## Your instructions
Repeat each line of the material below exactly as it appears, minus any pictures.

## Dataset excerpt
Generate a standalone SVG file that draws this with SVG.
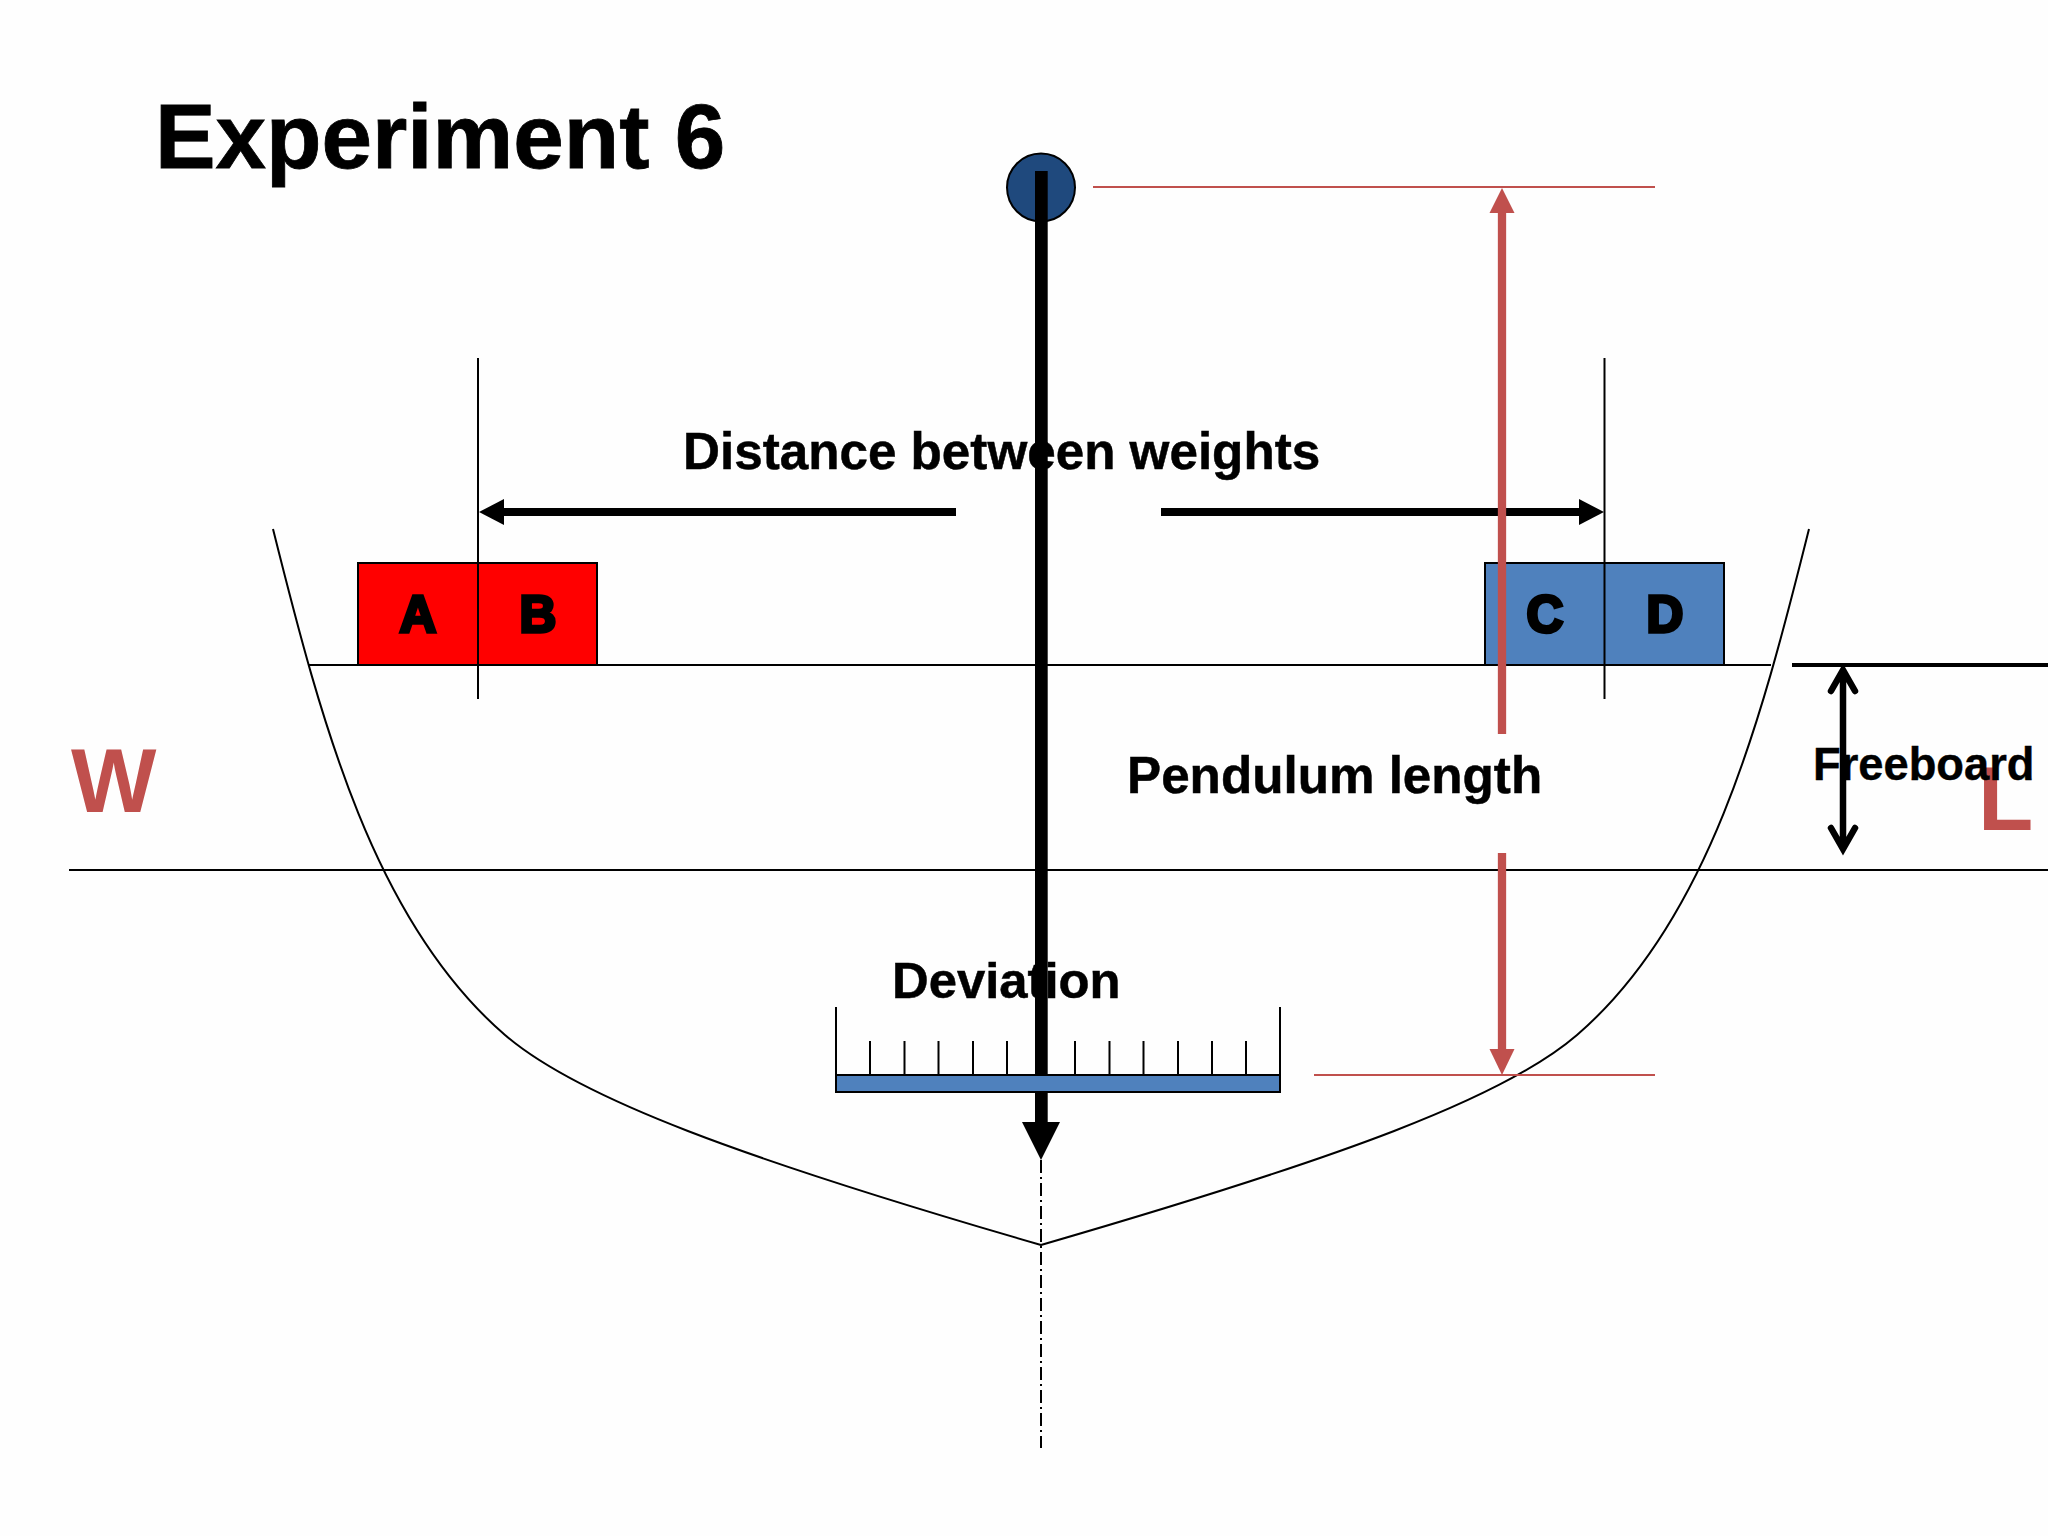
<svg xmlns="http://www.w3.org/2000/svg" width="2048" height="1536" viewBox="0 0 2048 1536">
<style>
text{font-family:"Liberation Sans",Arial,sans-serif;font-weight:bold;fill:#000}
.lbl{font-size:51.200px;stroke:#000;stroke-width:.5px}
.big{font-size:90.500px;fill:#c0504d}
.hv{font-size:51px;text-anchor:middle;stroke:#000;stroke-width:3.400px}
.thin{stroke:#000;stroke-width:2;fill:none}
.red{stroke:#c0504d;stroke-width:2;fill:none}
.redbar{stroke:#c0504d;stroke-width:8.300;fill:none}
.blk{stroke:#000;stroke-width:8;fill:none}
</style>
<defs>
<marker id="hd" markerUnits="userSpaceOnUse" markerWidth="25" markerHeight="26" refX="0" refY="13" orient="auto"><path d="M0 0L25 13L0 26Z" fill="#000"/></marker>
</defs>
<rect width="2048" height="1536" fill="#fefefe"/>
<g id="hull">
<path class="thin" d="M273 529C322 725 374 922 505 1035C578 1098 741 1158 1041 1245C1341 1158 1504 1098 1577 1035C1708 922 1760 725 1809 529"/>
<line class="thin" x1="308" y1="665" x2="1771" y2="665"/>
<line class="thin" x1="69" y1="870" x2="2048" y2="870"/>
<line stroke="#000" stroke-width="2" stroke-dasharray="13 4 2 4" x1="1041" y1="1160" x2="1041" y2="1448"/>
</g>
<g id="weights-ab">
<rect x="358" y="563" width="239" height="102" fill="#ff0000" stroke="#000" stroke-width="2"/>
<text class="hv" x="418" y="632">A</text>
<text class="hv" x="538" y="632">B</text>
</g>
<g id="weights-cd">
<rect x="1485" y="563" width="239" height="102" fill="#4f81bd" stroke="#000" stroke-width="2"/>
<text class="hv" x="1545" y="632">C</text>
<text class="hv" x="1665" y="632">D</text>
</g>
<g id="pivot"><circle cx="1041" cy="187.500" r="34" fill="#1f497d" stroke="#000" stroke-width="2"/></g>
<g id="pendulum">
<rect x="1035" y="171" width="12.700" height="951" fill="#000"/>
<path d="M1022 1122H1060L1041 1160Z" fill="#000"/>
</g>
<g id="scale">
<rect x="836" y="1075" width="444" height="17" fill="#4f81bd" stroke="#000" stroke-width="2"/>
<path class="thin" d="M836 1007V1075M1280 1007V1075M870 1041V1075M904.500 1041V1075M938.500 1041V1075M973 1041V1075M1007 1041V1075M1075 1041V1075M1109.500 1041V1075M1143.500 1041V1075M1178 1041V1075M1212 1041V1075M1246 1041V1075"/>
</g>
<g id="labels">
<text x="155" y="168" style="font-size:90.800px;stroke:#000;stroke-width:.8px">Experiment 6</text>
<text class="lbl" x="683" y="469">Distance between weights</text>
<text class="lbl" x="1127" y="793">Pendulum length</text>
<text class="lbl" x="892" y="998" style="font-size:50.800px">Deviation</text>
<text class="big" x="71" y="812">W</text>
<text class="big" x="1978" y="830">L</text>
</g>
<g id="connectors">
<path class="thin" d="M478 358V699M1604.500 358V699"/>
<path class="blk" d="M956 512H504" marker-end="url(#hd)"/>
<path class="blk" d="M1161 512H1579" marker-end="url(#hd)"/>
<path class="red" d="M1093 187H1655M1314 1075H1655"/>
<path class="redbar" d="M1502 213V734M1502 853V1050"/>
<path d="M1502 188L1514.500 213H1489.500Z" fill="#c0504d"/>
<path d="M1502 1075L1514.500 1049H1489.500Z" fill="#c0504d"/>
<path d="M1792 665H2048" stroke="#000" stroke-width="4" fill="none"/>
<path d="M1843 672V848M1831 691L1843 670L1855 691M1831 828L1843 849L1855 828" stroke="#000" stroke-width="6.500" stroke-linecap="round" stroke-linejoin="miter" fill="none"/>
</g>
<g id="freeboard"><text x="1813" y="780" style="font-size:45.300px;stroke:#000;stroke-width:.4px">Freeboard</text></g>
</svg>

## Completed task
Generate a standalone SVG file that draws this with SVG.
<svg xmlns="http://www.w3.org/2000/svg" width="2048" height="1536" viewBox="0 0 2048 1536">
<style>
text{font-family:"Liberation Sans",Arial,sans-serif;font-weight:bold;fill:#000}
.lbl{font-size:51.200px;stroke:#000;stroke-width:.5px}
.big{font-size:90.500px;fill:#c0504d}
.hv{font-size:51px;text-anchor:middle;stroke:#000;stroke-width:3.400px}
.thin{stroke:#000;stroke-width:2;fill:none}
.red{stroke:#c0504d;stroke-width:2;fill:none}
.redbar{stroke:#c0504d;stroke-width:8.300;fill:none}
.blk{stroke:#000;stroke-width:8;fill:none}
</style>
<defs>
<marker id="hd" markerUnits="userSpaceOnUse" markerWidth="25" markerHeight="26" refX="0" refY="13" orient="auto"><path d="M0 0L25 13L0 26Z" fill="#000"/></marker>
</defs>
<rect width="2048" height="1536" fill="#fefefe"/>
<g id="hull">
<path class="thin" d="M273 529C322 725 374 922 505 1035C578 1098 741 1158 1041 1245C1341 1158 1504 1098 1577 1035C1708 922 1760 725 1809 529"/>
<line class="thin" x1="308" y1="665" x2="1771" y2="665"/>
<line class="thin" x1="69" y1="870" x2="2048" y2="870"/>
<line stroke="#000" stroke-width="2" stroke-dasharray="13 4 2 4" x1="1041" y1="1160" x2="1041" y2="1448"/>
</g>
<g id="weights-ab">
<rect x="358" y="563" width="239" height="102" fill="#ff0000" stroke="#000" stroke-width="2"/>
<text class="hv" x="418" y="632">A</text>
<text class="hv" x="538" y="632">B</text>
</g>
<g id="weights-cd">
<rect x="1485" y="563" width="239" height="102" fill="#4f81bd" stroke="#000" stroke-width="2"/>
<text class="hv" x="1545" y="632">C</text>
<text class="hv" x="1665" y="632">D</text>
</g>
<g id="pivot"><circle cx="1041" cy="187.500" r="34" fill="#1f497d" stroke="#000" stroke-width="2"/></g>
<g id="pendulum">
<rect x="1035" y="171" width="12.700" height="951" fill="#000"/>
<path d="M1022 1122H1060L1041 1160Z" fill="#000"/>
</g>
<g id="scale">
<rect x="836" y="1075" width="444" height="17" fill="#4f81bd" stroke="#000" stroke-width="2"/>
<path class="thin" d="M836 1007V1075M1280 1007V1075M870 1041V1075M904.500 1041V1075M938.500 1041V1075M973 1041V1075M1007 1041V1075M1075 1041V1075M1109.500 1041V1075M1143.500 1041V1075M1178 1041V1075M1212 1041V1075M1246 1041V1075"/>
</g>
<g id="labels">
<text x="155" y="168" style="font-size:90.800px;stroke:#000;stroke-width:.8px">Experiment 6</text>
<text class="lbl" x="683" y="469">Distance between weights</text>
<text class="lbl" x="1127" y="793">Pendulum length</text>
<text class="lbl" x="892" y="998" style="font-size:50.800px">Deviation</text>
<text class="big" x="71" y="812">W</text>
<text class="big" x="1978" y="830">L</text>
</g>
<g id="connectors">
<path class="thin" d="M478 358V699M1604.500 358V699"/>
<path class="blk" d="M956 512H504" marker-end="url(#hd)"/>
<path class="blk" d="M1161 512H1579" marker-end="url(#hd)"/>
<path class="red" d="M1093 187H1655M1314 1075H1655"/>
<path class="redbar" d="M1502 213V734M1502 853V1050"/>
<path d="M1502 188L1514.500 213H1489.500Z" fill="#c0504d"/>
<path d="M1502 1075L1514.500 1049H1489.500Z" fill="#c0504d"/>
<path d="M1792 665H2048" stroke="#000" stroke-width="4" fill="none"/>
<path d="M1843 672V848M1831 691L1843 670L1855 691M1831 828L1843 849L1855 828" stroke="#000" stroke-width="6.500" stroke-linecap="round" stroke-linejoin="miter" fill="none"/>
</g>
<g id="freeboard"><text x="1813" y="780" style="font-size:45.300px;stroke:#000;stroke-width:.4px">Freeboard</text></g>
</svg>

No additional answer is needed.